Pioneer Square is catch-as-catch-can, but reliably memorable grub can be had at Salumi, Zaina, Green Leaf, Samurai Noodle. There are a LOT of places within walking distance that can surprise you or disappoint you on alternate days.
I would say that Restaurant Zoe qualifies as "more about great food than flash" to me and would recommend it. Although the OP may want to check the menu before going, as it was pretty meat heavy/fish light in late November - seasonally appropriate I thought.
I agree with the other poster that Tilth can be loud, as the house its in has hardwood floors and no soft sound-absorbing surfaces. But the food is outstanding in my experience, with the service being so-so.
Restaurant Zoe on Second in Belltown is definitely more about food than flash. It is one of my favorites in the city. It is small, good wine list, fresh local ingredients, beautifully prepared and great service. I've eaten there about 6 times and it has always been great. Some of the "flashier" Belltown places also have good food. Among Tom Douglas's restaurants there, try Palace Kitchen. The trout alone is worth the trip.
Tilth is homey, a small house left basically untouched, with small painted wooden tables and painted wooden chairs, in organic lime-like tones (it's all about the food there). Crush is also a small house, but redone in white, more hip and trendy. The chefs are generally quite accomodating (especially if you sit at the bar, which are the best seats, with kitchen views). Lark is one of those places that sounds great on paper (very diverse menu) but the food generally doesn't quite live up to expectations imo (others will disagree), and the cost does add up there. FOr lunch near the Seattle Art Museum there are numerous good places in Pike place mkt (Matts, 94 Stewart, Maximiliens).

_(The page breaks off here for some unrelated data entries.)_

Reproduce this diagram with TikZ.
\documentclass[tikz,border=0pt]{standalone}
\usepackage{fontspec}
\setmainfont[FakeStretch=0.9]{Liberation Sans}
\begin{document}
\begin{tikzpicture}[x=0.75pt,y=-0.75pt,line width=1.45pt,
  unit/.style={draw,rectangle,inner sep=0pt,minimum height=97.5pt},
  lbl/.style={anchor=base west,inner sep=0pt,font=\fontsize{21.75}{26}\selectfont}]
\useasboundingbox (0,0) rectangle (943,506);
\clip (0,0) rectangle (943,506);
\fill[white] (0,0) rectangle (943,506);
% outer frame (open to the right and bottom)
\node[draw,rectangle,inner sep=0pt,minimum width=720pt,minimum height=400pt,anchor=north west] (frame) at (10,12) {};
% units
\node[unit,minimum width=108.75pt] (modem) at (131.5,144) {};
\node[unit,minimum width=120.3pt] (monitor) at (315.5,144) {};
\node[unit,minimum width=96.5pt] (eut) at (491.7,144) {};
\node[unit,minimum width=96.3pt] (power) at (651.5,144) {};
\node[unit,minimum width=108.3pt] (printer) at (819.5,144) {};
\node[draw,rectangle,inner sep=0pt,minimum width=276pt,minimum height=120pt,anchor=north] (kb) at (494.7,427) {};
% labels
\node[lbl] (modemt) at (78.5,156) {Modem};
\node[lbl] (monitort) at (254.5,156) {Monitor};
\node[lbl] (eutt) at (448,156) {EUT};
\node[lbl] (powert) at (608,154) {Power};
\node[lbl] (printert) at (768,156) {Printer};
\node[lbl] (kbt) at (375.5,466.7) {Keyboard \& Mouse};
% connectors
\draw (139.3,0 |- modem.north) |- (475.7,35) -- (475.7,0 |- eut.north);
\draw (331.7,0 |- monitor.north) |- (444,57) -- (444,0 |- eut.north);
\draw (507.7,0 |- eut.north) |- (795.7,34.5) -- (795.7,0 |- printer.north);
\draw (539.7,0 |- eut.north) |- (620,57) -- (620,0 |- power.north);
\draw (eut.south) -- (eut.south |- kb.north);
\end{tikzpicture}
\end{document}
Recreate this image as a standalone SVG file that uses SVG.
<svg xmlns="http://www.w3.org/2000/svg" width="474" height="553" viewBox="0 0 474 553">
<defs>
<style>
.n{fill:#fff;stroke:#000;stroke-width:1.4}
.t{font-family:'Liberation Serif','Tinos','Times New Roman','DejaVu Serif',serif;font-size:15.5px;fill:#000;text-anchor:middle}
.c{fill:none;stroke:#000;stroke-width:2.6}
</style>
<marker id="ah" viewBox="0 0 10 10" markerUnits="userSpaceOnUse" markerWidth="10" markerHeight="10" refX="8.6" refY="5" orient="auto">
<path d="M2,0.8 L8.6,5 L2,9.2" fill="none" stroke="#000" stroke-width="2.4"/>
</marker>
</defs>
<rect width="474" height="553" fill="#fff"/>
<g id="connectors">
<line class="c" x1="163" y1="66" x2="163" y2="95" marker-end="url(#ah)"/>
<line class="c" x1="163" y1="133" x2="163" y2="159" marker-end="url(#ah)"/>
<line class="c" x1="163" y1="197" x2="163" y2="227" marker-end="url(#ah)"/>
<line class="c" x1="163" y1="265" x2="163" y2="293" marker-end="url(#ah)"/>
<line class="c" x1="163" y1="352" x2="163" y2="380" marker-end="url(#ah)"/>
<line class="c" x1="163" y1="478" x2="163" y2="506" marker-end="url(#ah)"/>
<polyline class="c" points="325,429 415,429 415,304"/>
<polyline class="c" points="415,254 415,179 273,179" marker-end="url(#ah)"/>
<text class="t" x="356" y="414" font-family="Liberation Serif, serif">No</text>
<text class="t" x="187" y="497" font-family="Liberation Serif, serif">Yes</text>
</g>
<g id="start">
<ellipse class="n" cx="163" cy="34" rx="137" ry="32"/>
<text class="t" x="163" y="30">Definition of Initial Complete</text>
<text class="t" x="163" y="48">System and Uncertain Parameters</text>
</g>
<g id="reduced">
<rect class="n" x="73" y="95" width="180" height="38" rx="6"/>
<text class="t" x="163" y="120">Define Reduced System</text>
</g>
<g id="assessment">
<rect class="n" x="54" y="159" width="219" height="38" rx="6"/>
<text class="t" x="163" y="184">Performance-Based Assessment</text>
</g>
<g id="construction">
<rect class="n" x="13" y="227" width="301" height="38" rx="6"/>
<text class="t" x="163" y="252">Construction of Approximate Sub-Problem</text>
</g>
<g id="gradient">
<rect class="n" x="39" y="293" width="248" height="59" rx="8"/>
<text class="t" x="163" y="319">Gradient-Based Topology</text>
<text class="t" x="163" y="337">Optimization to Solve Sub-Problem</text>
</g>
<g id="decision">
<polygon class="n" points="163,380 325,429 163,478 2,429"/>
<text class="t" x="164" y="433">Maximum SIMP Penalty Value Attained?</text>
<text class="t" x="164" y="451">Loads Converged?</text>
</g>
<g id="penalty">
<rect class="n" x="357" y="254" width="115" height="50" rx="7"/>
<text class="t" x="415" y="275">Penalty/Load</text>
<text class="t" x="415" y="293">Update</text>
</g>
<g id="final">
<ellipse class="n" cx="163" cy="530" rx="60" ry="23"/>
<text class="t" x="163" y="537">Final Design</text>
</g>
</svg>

Tilth is in the Wallingford neighborhood of Seattle, in a Craftsman style bungalow, it is painted a pale yellow inside. There is nothing trendy or cool about the interior, it is more simple & somewhat sweet. Coincidentally, Crush is also in an old house, a Victorian..it's quite contemporary inside though. Both are great, Crush is a more hip and Tilth is more, well earnest.
I think that Lark, Tilth and Crush would be close $-wise, depending on how you drink. Personally, I'd pick Lark if I had just one dinner. At all three you'll find the food local, organic (at tilth I believe it's all organic) I don't think your wait at Lark would be awful + there is Licorous next door for a drink & a snack while you wait.
You could have lunch at Matt's and walk the few blocks to SAM, it's very close. The food in Pioneer Square is not very good, except for Salumi, which isn't open on the weekends.The International District is close by & if you are interested in art you should pop down 4th ave south and visit Western Bridge.